GDP per capita has exceeded $10,000 for the first time. Within five to seven years, Georgia may graduate from concessional financing, making regular access to open capital markets a necessity rather than a choice. "We will be more active on the markets," Khutsishvili said. "The market should not wait for us after five years."

Silk Road Group founder and chairman Giorgi Ramishvili, whose company completed Georgia's largest ever private sector Eurobond at $400mn, described the journey through domestic bond markets as essential preparation for international issuance. "The vision, dedication and trust with financial institutions, and direct relationships with investors during roadshows, all of this over a long time makes a good result."

The Asian Development Bank's David Urbaneja, who has participated in Georgian transactions totalling over $1.5bn, described Georgia's capital market development as "very remarkable, especially within the region," noting that other Caucasus countries were actively looking to Georgia as a model to replicate.

Against this backdrop, the observations from the investor community were pointed. Svetla Atanasova, director of EM sovereign strategy at MetLife Investment Management, placed Georgia among the regional standouts on fiscal discipline, growth quality and balance of payments strength. She praised the country for using the windfall from Russian inflows after 2022 to reduce its deficit, cut public debt and diversify its economy into ICT, tourism and education. But on policy continuity and governance, she offered a notable qualification. Investors wanted governments that communicated openly and followed consistent policies, she said. "Ideally, you will have a government which has been given a big mandate by society to establish reforms. And I think this is where Georgia has a bit more work to do."

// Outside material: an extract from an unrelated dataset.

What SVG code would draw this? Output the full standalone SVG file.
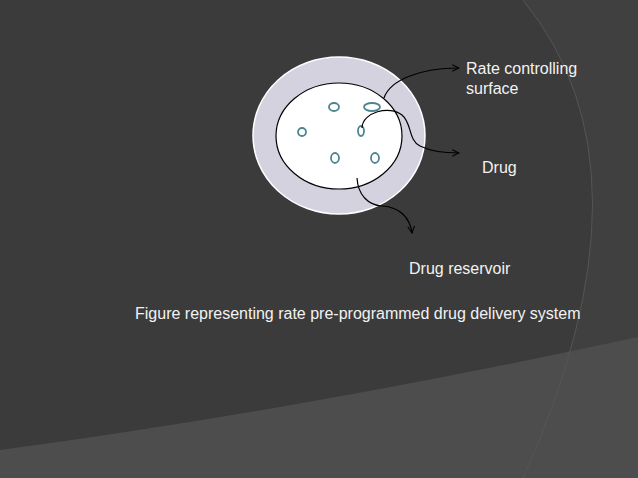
<svg xmlns="http://www.w3.org/2000/svg" width="638" height="478" viewBox="0 0 638 478">
<defs>
<style>
.t{font-family:"Liberation Sans",Arial,sans-serif;font-size:16px;fill:#f2f2f2}
.c{fill:none;stroke:#000;stroke-width:1.2}
.p{fill:none;stroke:#4d8590;stroke-width:1.8}
</style>
<marker id="a" viewBox="0 0 10 10" refX="9" refY="5" markerWidth="7" markerHeight="7" orient="auto"><path d="M1,1 L9,5 L1,9" fill="none" stroke="#000" stroke-width="1.3"/></marker>
</defs>
<rect width="638" height="478" fill="#3b3b3b"/>
<path d="M523,0 Q662,170 523,478 L638,478 L638,0 Z" fill="#404040"/>
<path d="M0,450 Q300,410 638,337 L638,478 L0,478 Z" fill="#4d4d4d"/>
<path d="M523,0 Q662,170 523,478" fill="none" stroke="#555" stroke-width="1"/>
<g id="reservoir">
<ellipse cx="339" cy="135.5" rx="86" ry="78.5" fill="#d3d2de" stroke="#fff" stroke-width="1.5"/>
<ellipse cx="339" cy="136" rx="63" ry="53" fill="#fff" stroke="#000" stroke-width="1.2"/>
</g>
<g id="drug-particles">
<ellipse class="p" cx="334" cy="107" rx="5" ry="4"/>
<ellipse class="p" cx="372" cy="107" rx="8" ry="4"/>
<ellipse class="p" cx="302" cy="132" rx="4" ry="4"/>
<ellipse class="p" cx="361" cy="131" rx="3" ry="5"/>
<ellipse class="p" cx="335" cy="158" rx="4" ry="5"/>
<ellipse class="p" cx="375" cy="158" rx="4" ry="5"/>
</g>
<g id="connectors">
<path class="c" marker-end="url(#a)" d="M384,98 C390,80 420,68 459,68"/>
<path class="c" marker-end="url(#a)" d="M362,128 C362,112 390,105 402,115 C412,123 408,140 420,146 C432,152 445,153 459,153"/>
<path class="c" marker-end="url(#a)" d="M357,178 C358,195 368,205 382,206 C400,207 410,218 412,233"/>
</g>
<g id="label-rate"><text class="t" x="466" y="74">Rate controlling</text><text class="t" x="466" y="94">surface</text></g>
<g id="label-drug"><text class="t" x="482" y="173">Drug</text></g>
<g id="label-reservoir"><text class="t" x="409" y="274">Drug reservoir</text></g>
<g id="caption"><text class="t" x="135" y="319">Figure representing rate pre-programmed drug delivery system</text></g>
</svg>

The comments come following disputed 2024 elections that much of the opposition and many international observers have refused to recognise.

Aberdeen's Lochlann Kerr said he consistently found opportunities in Georgia that he described as "hidden gems" in emerging markets, companies that often exhibited investment-grade characteristics despite their sovereign rating. Speaking more broadly about what Aberdeen looks for in EM corporate credits, he said governance was among the most important criteria. "As a potential credit investor, I am going to be thinking about whether you are using excess cash to invest in core areas or non-core areas, whether you are focused on shareholder returns or deleveraging. At least if I have the goalposts that the company will operate within, that gives me a lot of confidence."

The broader picture that emerged was of a capital market story with genuine substance and genuine momentum, but one that the international investment community is watching with growing attention to whether Georgia's political direction aligns with the economic trajectory it is trying to sustain.